Alexis Hazell wrote:
On Thursday 12 July 2007 04:40, Andrew Coppin wrote:
I once sat down and tried to read about Category Theory. I got almost nowhere though; I cannot for the life of my figure out how the definition of "category" is actually different from the definition of "set". Or how a "functor" is any different than a "function". Or... actually, none of it made sense.
Iiuc,
"Set" is just one type of category; and the morphisms of the category "Set" are indeed functions. But morphisms in other categories need not be functions; in the category "Rel", for example, the morphisms are not functions but binary relations.
A "functor" is something that maps functions in one category to functions in another category. In other words, functors point from one or more functions in one category to the equivalent functions in another category. Perhaps they could be regarded as 'meta-functions'.
Hope that helps,
It helps a little...
I'm still puzzled as to what makes the other categories so magical that they cannot be considered sets.

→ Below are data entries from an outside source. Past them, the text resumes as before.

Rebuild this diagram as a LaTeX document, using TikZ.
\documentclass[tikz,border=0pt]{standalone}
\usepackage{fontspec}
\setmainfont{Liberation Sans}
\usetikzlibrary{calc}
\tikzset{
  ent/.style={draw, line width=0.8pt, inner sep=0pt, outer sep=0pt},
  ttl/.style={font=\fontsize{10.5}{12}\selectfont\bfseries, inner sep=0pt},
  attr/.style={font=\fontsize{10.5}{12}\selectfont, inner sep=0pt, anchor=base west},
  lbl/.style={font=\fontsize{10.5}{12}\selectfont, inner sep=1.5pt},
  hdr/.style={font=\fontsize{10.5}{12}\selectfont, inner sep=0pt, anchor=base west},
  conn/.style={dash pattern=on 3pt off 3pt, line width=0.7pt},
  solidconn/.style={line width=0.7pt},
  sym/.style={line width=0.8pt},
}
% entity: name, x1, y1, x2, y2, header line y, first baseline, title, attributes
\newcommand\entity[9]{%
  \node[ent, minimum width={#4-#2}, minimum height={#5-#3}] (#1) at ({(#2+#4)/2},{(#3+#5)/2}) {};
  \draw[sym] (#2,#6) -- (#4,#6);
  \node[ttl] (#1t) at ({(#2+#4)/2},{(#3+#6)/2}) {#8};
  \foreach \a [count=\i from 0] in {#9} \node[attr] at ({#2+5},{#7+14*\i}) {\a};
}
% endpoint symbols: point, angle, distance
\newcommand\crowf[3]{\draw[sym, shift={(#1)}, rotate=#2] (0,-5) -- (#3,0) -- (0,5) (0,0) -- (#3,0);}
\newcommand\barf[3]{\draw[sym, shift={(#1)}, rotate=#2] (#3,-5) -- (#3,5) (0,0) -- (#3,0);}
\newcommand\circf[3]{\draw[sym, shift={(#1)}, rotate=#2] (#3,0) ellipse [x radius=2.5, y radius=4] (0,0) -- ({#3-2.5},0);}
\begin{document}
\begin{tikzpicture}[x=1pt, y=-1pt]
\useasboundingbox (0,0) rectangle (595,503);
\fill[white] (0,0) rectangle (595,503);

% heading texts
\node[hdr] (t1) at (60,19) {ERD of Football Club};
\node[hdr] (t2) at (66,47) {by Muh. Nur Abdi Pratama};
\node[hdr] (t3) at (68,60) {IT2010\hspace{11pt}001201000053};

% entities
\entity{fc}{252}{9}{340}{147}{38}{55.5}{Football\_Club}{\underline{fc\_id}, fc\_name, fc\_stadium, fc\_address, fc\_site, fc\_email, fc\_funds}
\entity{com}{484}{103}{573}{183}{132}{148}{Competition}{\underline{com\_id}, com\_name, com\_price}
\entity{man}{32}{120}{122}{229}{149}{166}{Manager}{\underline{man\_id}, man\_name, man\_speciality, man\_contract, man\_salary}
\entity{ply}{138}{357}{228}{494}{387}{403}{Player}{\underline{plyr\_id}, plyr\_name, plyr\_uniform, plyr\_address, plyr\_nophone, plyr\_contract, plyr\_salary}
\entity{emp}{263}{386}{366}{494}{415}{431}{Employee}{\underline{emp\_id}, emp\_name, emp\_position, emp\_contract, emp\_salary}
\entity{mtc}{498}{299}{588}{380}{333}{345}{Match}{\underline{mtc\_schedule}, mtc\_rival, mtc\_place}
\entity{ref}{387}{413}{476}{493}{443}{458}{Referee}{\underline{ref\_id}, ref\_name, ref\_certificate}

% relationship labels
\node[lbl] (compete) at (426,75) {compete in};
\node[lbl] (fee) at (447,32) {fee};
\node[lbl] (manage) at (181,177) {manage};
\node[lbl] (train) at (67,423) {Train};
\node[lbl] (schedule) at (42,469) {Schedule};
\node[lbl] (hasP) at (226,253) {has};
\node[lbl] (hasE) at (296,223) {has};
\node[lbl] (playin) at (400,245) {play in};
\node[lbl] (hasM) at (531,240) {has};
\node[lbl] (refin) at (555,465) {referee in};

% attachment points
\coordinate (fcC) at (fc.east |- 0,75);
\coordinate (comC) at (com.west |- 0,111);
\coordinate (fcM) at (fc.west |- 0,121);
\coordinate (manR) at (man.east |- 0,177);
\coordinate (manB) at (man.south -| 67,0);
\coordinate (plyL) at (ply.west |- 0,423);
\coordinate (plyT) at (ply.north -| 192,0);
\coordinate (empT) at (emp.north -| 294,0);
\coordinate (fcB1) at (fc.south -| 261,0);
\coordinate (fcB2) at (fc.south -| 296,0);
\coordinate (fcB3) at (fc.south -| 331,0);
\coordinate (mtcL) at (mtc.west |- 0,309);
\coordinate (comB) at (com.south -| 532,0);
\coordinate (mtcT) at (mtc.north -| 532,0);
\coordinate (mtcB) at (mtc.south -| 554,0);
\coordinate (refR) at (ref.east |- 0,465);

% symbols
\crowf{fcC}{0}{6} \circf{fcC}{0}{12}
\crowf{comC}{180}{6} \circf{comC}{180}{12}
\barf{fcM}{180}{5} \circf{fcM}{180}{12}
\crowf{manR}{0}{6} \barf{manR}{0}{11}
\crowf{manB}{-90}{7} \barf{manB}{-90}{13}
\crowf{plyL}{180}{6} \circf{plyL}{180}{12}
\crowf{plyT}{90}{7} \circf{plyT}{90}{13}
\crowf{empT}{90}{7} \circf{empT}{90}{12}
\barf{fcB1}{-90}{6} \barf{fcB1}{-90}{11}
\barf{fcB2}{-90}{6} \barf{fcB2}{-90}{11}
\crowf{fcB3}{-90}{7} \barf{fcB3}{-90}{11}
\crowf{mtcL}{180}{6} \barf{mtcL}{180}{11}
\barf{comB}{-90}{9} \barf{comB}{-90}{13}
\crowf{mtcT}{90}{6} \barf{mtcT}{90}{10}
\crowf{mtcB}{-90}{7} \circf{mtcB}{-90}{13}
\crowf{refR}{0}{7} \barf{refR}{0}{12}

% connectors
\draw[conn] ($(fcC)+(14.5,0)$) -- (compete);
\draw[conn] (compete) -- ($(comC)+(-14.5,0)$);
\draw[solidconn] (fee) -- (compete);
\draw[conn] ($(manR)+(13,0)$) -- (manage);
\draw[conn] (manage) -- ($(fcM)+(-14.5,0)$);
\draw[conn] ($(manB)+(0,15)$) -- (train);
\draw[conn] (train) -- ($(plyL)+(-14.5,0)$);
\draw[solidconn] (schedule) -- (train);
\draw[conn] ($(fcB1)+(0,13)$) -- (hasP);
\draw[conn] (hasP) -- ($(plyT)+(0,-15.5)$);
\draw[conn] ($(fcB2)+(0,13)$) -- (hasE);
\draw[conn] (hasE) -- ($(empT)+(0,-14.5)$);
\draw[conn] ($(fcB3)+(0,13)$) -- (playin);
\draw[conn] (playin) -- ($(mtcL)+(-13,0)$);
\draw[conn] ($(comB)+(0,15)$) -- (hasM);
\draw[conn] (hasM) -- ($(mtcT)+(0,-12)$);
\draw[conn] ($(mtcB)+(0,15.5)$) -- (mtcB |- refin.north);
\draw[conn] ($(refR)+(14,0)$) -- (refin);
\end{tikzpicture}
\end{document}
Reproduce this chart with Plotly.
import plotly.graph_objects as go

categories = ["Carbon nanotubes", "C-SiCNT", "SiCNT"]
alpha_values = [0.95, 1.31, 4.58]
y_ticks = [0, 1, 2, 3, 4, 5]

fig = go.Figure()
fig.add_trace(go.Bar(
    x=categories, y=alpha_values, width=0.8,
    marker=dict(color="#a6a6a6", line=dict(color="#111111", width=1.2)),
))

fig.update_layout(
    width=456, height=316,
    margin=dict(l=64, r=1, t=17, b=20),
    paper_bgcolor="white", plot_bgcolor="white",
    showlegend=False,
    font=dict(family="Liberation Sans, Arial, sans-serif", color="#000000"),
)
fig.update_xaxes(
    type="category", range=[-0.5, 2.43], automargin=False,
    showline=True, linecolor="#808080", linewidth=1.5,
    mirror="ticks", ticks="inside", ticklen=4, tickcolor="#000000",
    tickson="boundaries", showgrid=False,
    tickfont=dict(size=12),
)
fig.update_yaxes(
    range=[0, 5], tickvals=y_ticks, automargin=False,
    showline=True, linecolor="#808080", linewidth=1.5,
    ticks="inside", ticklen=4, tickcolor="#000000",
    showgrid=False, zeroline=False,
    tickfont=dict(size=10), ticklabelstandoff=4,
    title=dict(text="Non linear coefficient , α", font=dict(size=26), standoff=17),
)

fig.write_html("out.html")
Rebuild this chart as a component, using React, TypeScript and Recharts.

Another example: a partially ordered set is a category. The objects are the elements and there is an arrow between two objects a & b if a <= b. An element isn't (necessarily) a set. Nothing magical here. A functor is then an order preserving function (homomorphism). This question has come up more than once so it may be worth a wiki page if anyone has time.
I'm also a little puzzled that a binary relation isn't considered to be a function...
That's the definition of a function: a restricted relation in which there is at most one range element for a given domain element - see any book on set theory e.g. Halmos.
From the above, it seems that functors are in fact structure-preserving mappings somewhat like the various morphisms found in group theory. (I remember isomorphism and homomorphism, but there are really far too many morphisms to remember!)
Sometimes but clearly the forgetful functor doesn't.